The by-laws of the first defendant were not produced by the parties in this case to assist this court to decide this question. However reading part (IV) of the Co-operative Societies Act (Cap 490) and especially sections 14, 16 and 18 it becomes very clear that the determination of a party as a member of a co-operative society is the province of the Commissioner for Co-operative Commissioner. In any event if there is a dispute as to whether a party is a member of a co operative society and the co-operative society disputes that the matter becomes a dispute within the provision of section 80(1) of the Co-operative Societies Act and consequently the matter has to be referred to the Commissioner. I therefore find that the dispute between the parties in this case relating to the question as to whether or not the plaintiffs are members of the 1st defendant is not a matter which this court has jurisdiction to determine.
The next ground submitted by Mr Mwaura that the matter in issue in this case does not concern the business of the 1st defendant co-operative society as laid down in section 80 of the said Act. It is true that the dispute in this case appears to be over plots in Karanjee farm allegedly bought by the 1st defendant and had agreed to allocate each member one such plot. This dispute does not seem on the face of it to relate to pyrethrum which may be the main activities of the 1st defendant.
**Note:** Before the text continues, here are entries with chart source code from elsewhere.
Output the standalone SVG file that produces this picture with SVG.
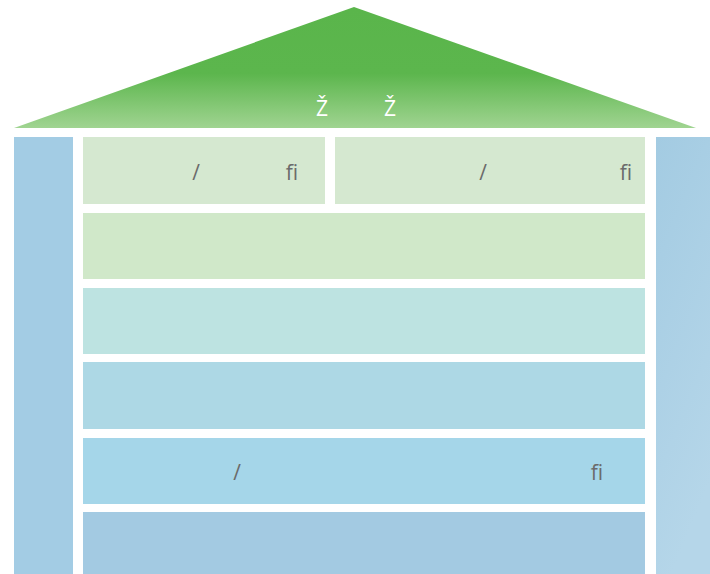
<svg xmlns="http://www.w3.org/2000/svg" width="710" height="574" viewBox="0 0 710 574">
<defs>
<linearGradient id="roofG" x1="0" y1="0" x2="0" y2="1">
<stop offset="0" stop-color="#5ab54b"/>
<stop offset="0.55" stop-color="#5cb64d"/>
<stop offset="1" stop-color="#a0d491"/>
</linearGradient>
<linearGradient id="pillarR" x1="0" y1="0" x2="0.3" y2="1">
<stop offset="0" stop-color="#a3cbe2"/>
<stop offset="1" stop-color="#b5d6e9"/>
</linearGradient>
<style>
.t{font-family:"Open Sans","Liberation Sans",sans-serif;font-size:21px;fill:#6b6b6b}
.w{font-family:"Open Sans","Liberation Sans",sans-serif;font-size:21px;fill:#ffffff}
</style>
</defs>
<rect width="710" height="574" fill="#ffffff"/>
<g id="roof">
<polygon points="354,7 14,128 696,128" fill="url(#roofG)"/>
<text class="w" x="322" y="116" text-anchor="middle">Ž</text>
<text class="w" x="390" y="116" text-anchor="middle">Ž</text>
</g>
<g id="pillar-left"><rect x="14" y="137" width="59" height="437" fill="#a3cce4"/></g>
<g id="pillar-right"><rect x="656" y="137" width="54" height="437" fill="url(#pillarR)"/></g>
<g id="row1a">
<rect x="83" y="137" width="242" height="67" fill="#d5e8d0"/>
<text class="t" x="196" y="180" text-anchor="middle">/</text>
<text class="t" x="292" y="180" text-anchor="middle">fi</text>
</g>
<g id="row1b">
<rect x="335" y="137" width="310" height="67" fill="#d5e8d0"/>
<text class="t" x="483" y="180" text-anchor="middle">/</text>
<text class="t" x="626" y="180" text-anchor="middle">fi</text>
</g>
<g id="row2"><rect x="83" y="213" width="562" height="66" fill="#d0e8c9"/></g>
<g id="row3"><rect x="83" y="288" width="562" height="66" fill="#bde3e1"/></g>
<g id="row4"><rect x="83" y="362" width="562" height="67" fill="#add8e5"/></g>
<g id="row5">
<rect x="83" y="438" width="562" height="66" fill="#a5d6e9"/>
<text class="t" x="237" y="480" text-anchor="middle">/</text>
<text class="t" x="597" y="480" text-anchor="middle">fi</text>
</g>
<g id="row6"><rect x="83" y="512" width="562" height="62" fill="#a3cae2"/></g>
<g id="connectors"></g>
</svg>
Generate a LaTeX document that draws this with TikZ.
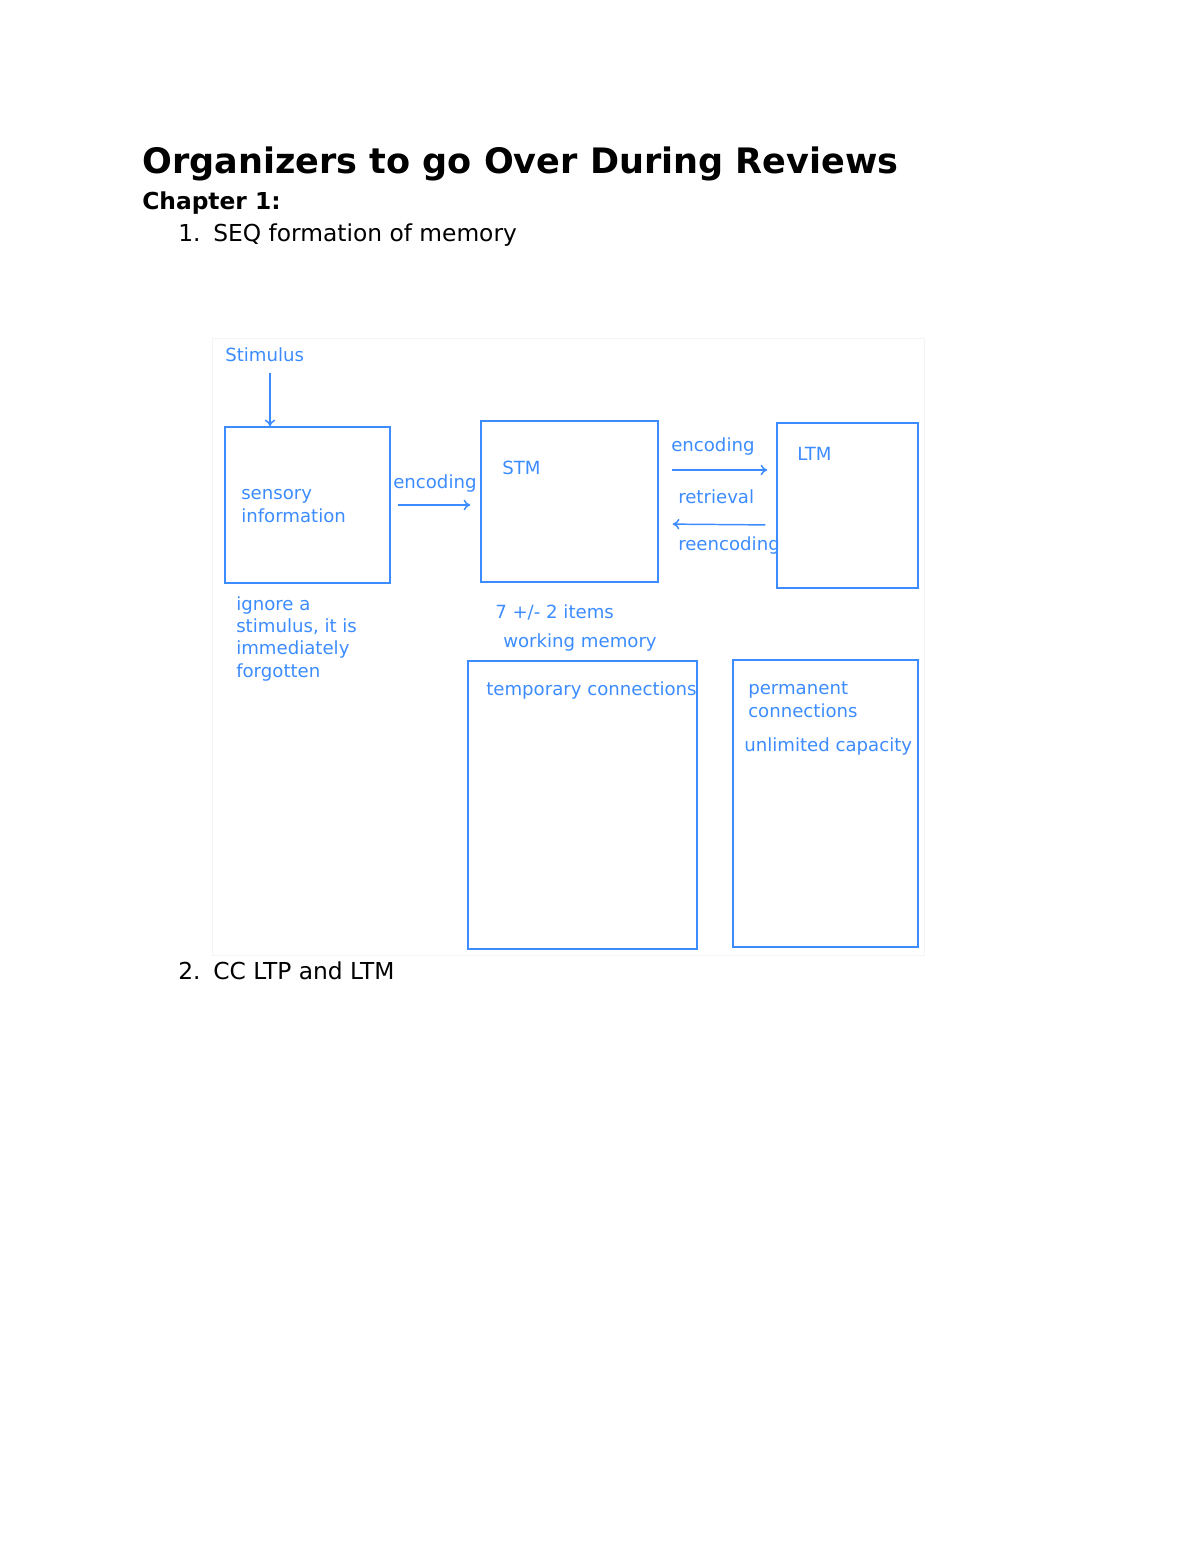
\documentclass[tikz,border=0pt]{standalone}
\usepackage{fontspec}
\setmainfont{DejaVu Sans}
\usepackage{tikz}
\usepackage{xcolor}
\usetikzlibrary{arrows.meta,positioning,calc,fit}
\definecolor{memblue}{RGB}{60,140,255}
\definecolor{framegray}{RGB}{244,244,246}
\newcommand{\diagfont}{\fontsize{13.6}{16.6}\selectfont}
\newcommand{\bodyfont}{\fontsize{17.5}{21}\selectfont}
\newcommand{\titlefont}{\fontsize{26.3}{30}\selectfont\bfseries}

\begin{document}
\begin{tikzpicture}[
    x=0.75pt, y=-0.75pt,
    >={To[length=5pt,width=8pt]},
    membox/.style={draw=memblue,line width=1.1pt,inner sep=0pt},
    memtext/.style={text=memblue,font=\diagfont,inner sep=0pt,anchor=base west,align=left},
    doctext/.style={inner sep=0pt,anchor=base west,font=\bodyfont},
    memarrow/.style={->,draw=memblue,line width=1.1pt}
]
\useasboundingbox (0,0) rectangle (1200,1553);

% Page text
\node[doctext,font=\titlefont] (title) at (142,173) {Organizers to go Over During Reviews};
\node[doctext,font=\bodyfont\bfseries] (chapter) at (142,209) {Chapter 1:};
\node[doctext] (item1) at (178,241) {1.\hspace{0.55em}SEQ formation of memory};
\node[doctext] (item2) at (178,979) {2.\hspace{0.55em}CC LTP and LTM};

% Picture frame
\draw[framegray,line width=0.75pt] (212,338) rectangle (924,955);

% Boxes
\node[membox,fit={(225,427) (390,583)}] (sensory) {};
\node[membox,fit={(481,421) (658,582)}] (stm) {};
\node[membox,fit={(777,423) (918,588)}] (ltm) {};
\node[membox,fit={(468,661) (697,949)}] (tempbox) {};
\node[membox,fit={(733,660) (918,947)}] (permbox) {};

% Labels (multi-line ones sit on their last line)
\node[memtext] (stimulus) at (225,361) {Stimulus};
\node[memtext] (sensorytxt) at (241,522) {sensory\\information};
\node[memtext] (enc1) at (393,488) {encoding};
\node[memtext] (stmtxt) at (502,474) {STM};
\node[memtext] (enc2) at (671,451) {encoding};
\node[memtext] (ltmtxt) at (797,460) {LTM};
\node[memtext] (retr) at (678,503) {retrieval};
\node[memtext] (reenc) at (678,550) {reencoding};
\node[memtext] (ignore) at (236,677) {ignore a\\stimulus, it is\\immediately\\forgotten};
\node[memtext] (items) at (495,618) {7 +/- 2 items};
\node[memtext] (working) at (503,647) {working memory};
\node[memtext] (temptxt) at (486,695) {temporary connections};
\node[memtext] (permtxt) at (748,717) {permanent\\connections};
\node[memtext] (unlim) at (744,751) {unlimited capacity};

% Connections
\coordinate (stimtail) at (270,373);
\draw[memarrow] (stimtail) -- (stimtail |- sensory.north);
\draw[memarrow,shorten <=5.25pt,shorten >=7.5pt] (sensory.east) -- (sensory.east -| stm.west);
\draw[memarrow,shorten <=9.75pt,shorten >=6.75pt] (stm.east |- 0,470) -- (ltm.west |- 0,470);
\draw[memarrow,shorten <=8.25pt,shorten >=10.5pt] (ltm.west |- 0,525) -- (stm.east |- 0,524);

\end{tikzpicture}
\end{document}
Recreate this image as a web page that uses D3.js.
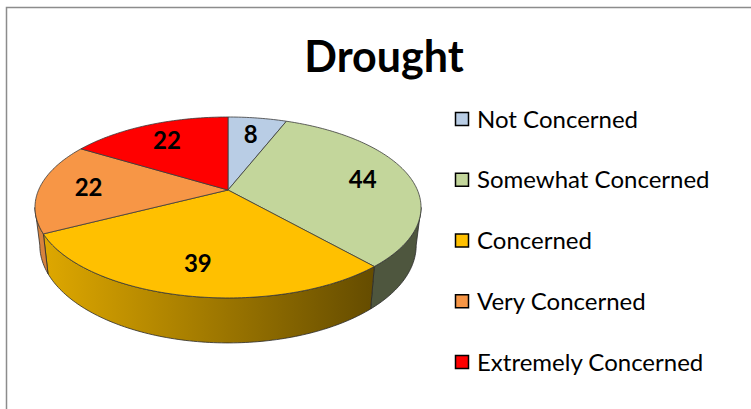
<!DOCTYPE html>
<html>
<head>
<meta charset="utf-8">
<script src="https://cdn.jsdelivr.net/npm/d3@7"></script>
<style>
  body { margin: 0; background: #fff; }
  svg { display: block; font-family: Lato, "Open Sans", sans-serif; }
</style>
</head>
<body>
<div id="my_dataviz"></div>
<script>
var categories = ["Not Concerned", "Somewhat Concerned", "Concerned", "Very Concerned", "Extremely Concerned"];
var values = [8, 44, 39, 22, 22];
var colors = ["#b9cde5", "#c3d69b", "#ffc000", "#f79646", "#ff0000"];
var title = "Drought";

var width = 751,
    height = 409,
    cx = 228, cy = 190,   // pie centre on screen
    ax = 189.4,           // horizontal radius
    by = 87.1,            // vertical radius
    persp = -0.193,       // perspective factor (near side bigger)
    depth = 36.3,         // thickness
    bottomShrink = 0.975;

var svg = d3.select("#my_dataviz")
    .append("svg")
    .attr("width", width)
    .attr("height", height);

// chart frame (only top and left edges visible in crop)
svg.append("rect")
    .attr("x", 6.5).attr("y", 7.5)
    .attr("width", width + 20).attr("height", height + 20)
    .attr("fill", "none")
    .attr("stroke", "#8c8c8c")
    .attr("stroke-width", 1.5);

svg.append("text")
    .attr("x", 384).attr("y", 72)
    .attr("text-anchor", "middle")
    .attr("font-weight", "bold")
    .attr("font-size", 43)
    .text(title);

// project angle (clockwise from 12 o'clock) and radius fraction to screen
function proj(theta, f, bottom) {
    var u = f * Math.sin(theta),
        v = -f * Math.cos(theta),
        w = 1 + persp * v;
    var s = bottom ? bottomShrink : 1;
    return [cx + s * ax * u / w, cy + (by * v + (bottom ? depth : 0)) / w];
}

function arcPts(a0, a1, bottom) {
    var n = Math.max(2, Math.ceil(Math.abs(a1 - a0) / (Math.PI / 180))),
        pts = [];
    for (var i = 0; i <= n; i++) {
        pts.push(proj(a0 + (a1 - a0) * i / n, 1, bottom));
    }
    return pts;
}

var color = d3.scaleOrdinal().domain(categories).range(colors);

var pie = d3.pie().sort(null).value(function(d, i) { return values[i]; });
var arcs = pie(categories);

// visible front wall goes between the two silhouette points
var wallStart = Math.acos(persp),          // about 101 deg
    wallEnd = 2 * Math.PI - Math.acos(persp);

var defs = svg.append("defs");
arcs.forEach(function(d, i) {
    var g = defs.append("linearGradient")
        .attr("id", "wall" + i)
        .attr("gradientUnits", "userSpaceOnUse")
        .attr("x1", cx - ax).attr("x2", cx + ax * 0.75)
        .attr("y1", 0).attr("y2", 0);
    var base = color(d.data);
    g.append("stop").attr("offset", 0).attr("stop-color", d3.interpolateRgb(base, "#000")(0.12));
    g.append("stop").attr("offset", 1).attr("stop-color", d3.interpolateRgb(base, "#000")(0.6));
});

var line = d3.line();

// walls
svg.append("g").selectAll("path")
    .data(arcs.filter(function(d) { return d.endAngle > wallStart && d.startAngle < wallEnd; }))
    .join("path")
    .attr("d", function(d) {
        var a0 = Math.max(d.startAngle, wallStart),
            a1 = Math.min(d.endAngle, wallEnd);
        var pts = arcPts(a0, a1, false).concat(arcPts(a1, a0, true));
        return line(pts) + "Z";
    })
    .attr("fill", function(d) { return "url(#wall" + d.index + ")"; })
    .attr("stroke", "#2b2b2b")
    .attr("stroke-width", 0.8)
    .attr("stroke-linejoin", "round");

// top faces
svg.append("g").selectAll("path")
    .data(arcs)
    .join("path")
    .attr("d", function(d) {
        var pts = [proj(0, 0, false)].concat(arcPts(d.startAngle, d.endAngle, false));
        return line(pts) + "Z";
    })
    .attr("fill", function(d) { return color(d.data); })
    .attr("stroke", "#3a3a3a")
    .attr("stroke-width", 0.8)
    .attr("stroke-linejoin", "round");

// data labels
svg.append("g").selectAll("text")
    .data(arcs)
    .join("text")
    .attr("x", function(d) { return proj((d.startAngle + d.endAngle) / 2, 0.74, false)[0]; })
    .attr("y", function(d) { return proj((d.startAngle + d.endAngle) / 2, 0.74, false)[1]; })
    .attr("dy", "0.36em")
    .attr("text-anchor", "middle")
    .attr("font-weight", "bold")
    .attr("font-size", 24)
    .text(function(d) { return d.value; });

// legend
var rowY = d3.scalePoint().domain(categories).range([119, 362]);

var legend = svg.append("g").selectAll("g")
    .data(categories)
    .join("g")
    .attr("transform", function(d) { return "translate(455," + rowY(d) + ")"; });

legend.append("rect")
    .attr("x", 0.5).attr("y", -6.5)
    .attr("width", 13).attr("height", 13)
    .attr("fill", function(d) { return color(d); })
    .attr("stroke", "#000")
    .attr("stroke-width", 1.5);

legend.append("text")
    .attr("x", 22).attr("y", 0)
    .attr("dy", "0.36em")
    .attr("font-size", 24)
    .attr("fill", "#000")
    .text(function(d) { return d; });
</script>
</body>
</html>
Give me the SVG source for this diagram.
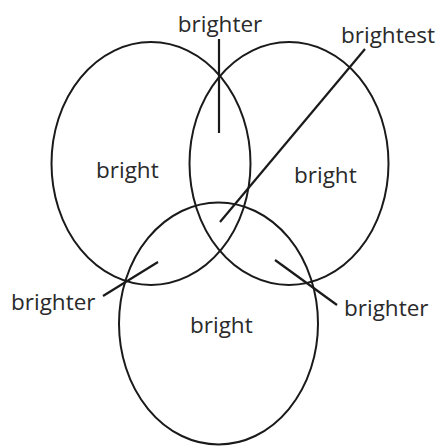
<svg xmlns="http://www.w3.org/2000/svg" width="440" height="446" viewBox="0 0 440 446">
<style>
.c{fill:none;stroke:#1a1a1a;stroke-width:2}
.l{stroke:#1a1a1a;stroke-width:2.2;fill:none}
text{font-family:"Open Sans","Noto Sans",sans-serif;font-size:22.5px;fill:#2a2a2a}
</style>
<rect width="440" height="446" fill="#fff"/>
<g id="circle-left"><ellipse class="c" cx="151" cy="163.5" rx="99.5" ry="121.5"/><text x="96" y="178">bright</text></g>
<g id="circle-right"><ellipse class="c" cx="289" cy="163.5" rx="99.5" ry="121.5"/><text x="294" y="183">bright</text></g>
<g id="circle-bottom"><ellipse class="c" cx="218.5" cy="323.5" rx="99.5" ry="121"/><text x="190" y="333">bright</text></g>
<g id="connectors">
<line class="l" x1="219" y1="39" x2="219" y2="133"/>
<line class="l" x1="365" y1="49" x2="220" y2="222"/>
<line class="l" x1="103" y1="296" x2="158" y2="262"/>
<line class="l" x1="275" y1="260" x2="337" y2="305"/>
</g>
<g id="label-top"><text x="220" y="32" text-anchor="middle">brighter</text></g>
<g id="label-brightest"><text x="341" y="43">brightest</text></g>
<g id="label-left"><text x="11" y="310">brighter</text></g>
<g id="label-right"><text x="344" y="316">brighter</text></g>
</svg>
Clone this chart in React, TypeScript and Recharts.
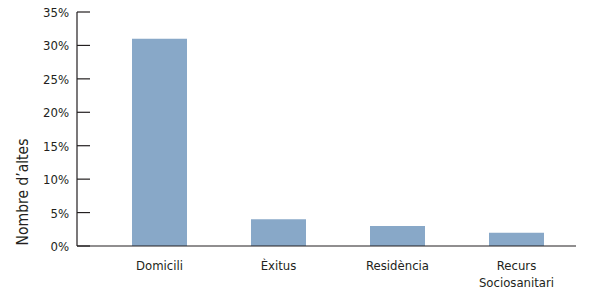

Subsection 2 of section 80 of the said Act provides:-
“A claim by a registered society for a debt or demand due to it from a member or past member or from the nominee or personal representative of a deceased member whether such debt or demand is admitted or not is a dispute for the purpose of this section.”
In the case of Gatanga Coffee Growers vs Gitau  EA 361 the respondent sued the appellant society of which he was a member for money due to him in respect of coffee sold by him to the appellant. The appellant pleaded that the court had no jurisdiction to try the case but he was overruled by the resident magistrate. The appellant appealed to the High Court, and the case was heard by Simpson J (as he then was) and Harris J.
The court held that the business of the society was not confined to the Internal management of the society but it covers every activity of the society permitted by the by-laws and the rules.
In this instant case the 1st defendant society bought Karanjee farm and presumably had jurisdiction to subdivide it and allocate the resultant plots to its members. If a dispute arises then such a dispute is within the provisions of section 80 of the Act. In my view the issues in this case are disputes within section 80 of the said Act and this court has no jurisdiction. It is also noted from a document filed by Peter N Kimani that the disputes in this case have been adjudicated upon by an arbitrator. If this is so the same should have been filed in court for purposes of execution.